Actionable Steps for Your First Project
Don't start with a ballgown. You’ll hate yourself by hour three.
Start with a simple A-line skirt. It’s basically a rectangle with a slight curve. You can practice your elastic casing or Velcro attachment without dealing with armholes.
Once you master the skirt, move to a kimono-style top. Since the sleeves are part of the main body piece, you don't have to worry about the "sleeve problem" I mentioned earlier. It gives you a win, and you get a cute outfit out of it.
Finally, go find a basic t-shirt pattern. Use a jersey knit from an old shirt. Don't hem the bottom—just leave it raw. It looks "edgy" and saves you the headache of sewing a tiny hem on stretchy fabric.
Your Checklist Before Starting:
- Download a pattern from a verified source like Chelly Wood or Pixie Faire.
- Print at 100% scale and verify with a ruler.
- Pick a "forgiving" fabric like a thin cotton or a jersey knit.
- Get some 1/8-inch Velcro (the "snag-free" kind is best so it doesn't ruin Barbie's hair).
- Iron your fabric. Seriously. On this scale, a single wrinkle is like a giant boulder under the clothes.

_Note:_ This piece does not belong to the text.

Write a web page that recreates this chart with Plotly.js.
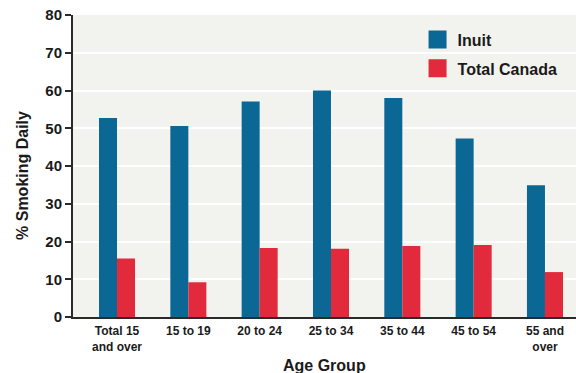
<!DOCTYPE html>
<html>
<head>
<meta charset="utf-8">
<script src="https://cdn.plot.ly/plotly-3.0.1.min.js"></script>
<style>
  html, body { margin: 0; padding: 0; background: #ffffff; }
  #chart { width: 576px; height: 373px; }
</style>
</head>
<body>
<div id="chart"></div>
<script>
// Daily smoking rates by age group, Inuit vs. all of Canada
const ageGroups = ["Total 15<br>and over", "15 to 19", "20 to 24", "25 to 34", "35 to 44", "45 to 54", "55 and<br>over"];
const inuit = [52.7, 50.6, 57.1, 60.0, 58.0, 47.3, 34.9];
const totalCanada = [15.5, 9.2, 18.3, 18.1, 18.8, 19.1, 11.9];
const yTicks = [0, 10, 20, 30, 40, 50, 60, 70, 80];

const fontFamily = "Liberation Sans, Arial, sans-serif";
const ink = "#1a1a1a";

const traces = [
  {
    type: "bar", name: "Inuit", legendgroup: "inuit", x: ageGroups, y: inuit,
    marker: { color: "#0b6894", line: { width: 0 } }
  },
  {
    type: "bar", name: "Total Canada", legendgroup: "canada", x: ageGroups, y: totalCanada,
    marker: { color: "#e12a3c", line: { width: 0 } }
  }
];

const layout = {
  width: 576, height: 373,
  margin: { l: 73, r: 0, t: 15, b: 56 },
  paper_bgcolor: "#ffffff",
  plot_bgcolor: "#f2f2ee",
  barmode: "group",
  bargap: 0.495,
  bargroupgap: 0,
  font: { family: fontFamily, color: ink },
  showlegend: true,
  legend: {
    x: 0.685, y: 0.975, xanchor: "left", yanchor: "top",
    bgcolor: "rgba(0,0,0,0)",
    font: { size: 16, family: fontFamily, color: ink, weight: "bold" },
    itemwidth: 30, tracegroupgap: 5
  },
  xaxis: {
    type: "category",
    range: [-0.617, 6.435],
    showgrid: false,
    showline: true, linecolor: "#2a2a2a", linewidth: 2,
    ticks: "", ticklabelstandoff: 2,
    tickfont: { size: 12, family: fontFamily, color: ink, weight: "bold" },
    fixedrange: true
  },
  yaxis: {
    range: [0, 80],
    tickvals: yTicks,
    showgrid: true, gridcolor: "#ffffff", gridwidth: 2,
    zeroline: false,
    showline: true, linecolor: "#2a2a2a", linewidth: 2,
    ticks: "outside", ticklen: 6, tickwidth: 2, tickcolor: "#2a2a2a",
    tickfont: { size: 15, family: fontFamily, color: ink, weight: "bold" },
    fixedrange: true
  },
  annotations: [
    {
      text: "% Smoking Daily", textangle: -90,
      xref: "paper", yref: "paper", x: 0, y: 0.467,
      xanchor: "center", yanchor: "middle", xshift: -50,
      showarrow: false,
      font: { size: 16, family: fontFamily, color: ink, weight: "bold" }
    },
    {
      text: "Age Group",
      xref: "paper", yref: "paper", x: 0.5, y: 0,
      xanchor: "center", yanchor: "middle", yshift: -48,
      showarrow: false,
      font: { size: 16, family: fontFamily, color: ink, weight: "bold" }
    }
  ]
};

Plotly.newPlot("chart", traces, layout, { staticPlot: true, displayModeBar: false }).then(function (gd) {
  // Enlarge the legend swatches to 18px squares
  gd.querySelectorAll(".legend .legendpoints path").forEach(function (p) {
    const t = p.getAttribute("transform") || "";
    p.setAttribute("transform", t + " scale(1.5)");
  });
});
</script>
</body>
</html>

Sewing for dolls is weirdly addictive once you stop fighting with bad patterns. It's a great way to use up "cabbage" (the scraps left over from bigger projects). Just remember: take your time, use a small needle (size 70/10 is usually perfect), and don't be afraid to use a glue stick to hold seams in place before you sew. It washes out, and it's much easier than pinning tiny pieces of fabric that are smaller than your thumb.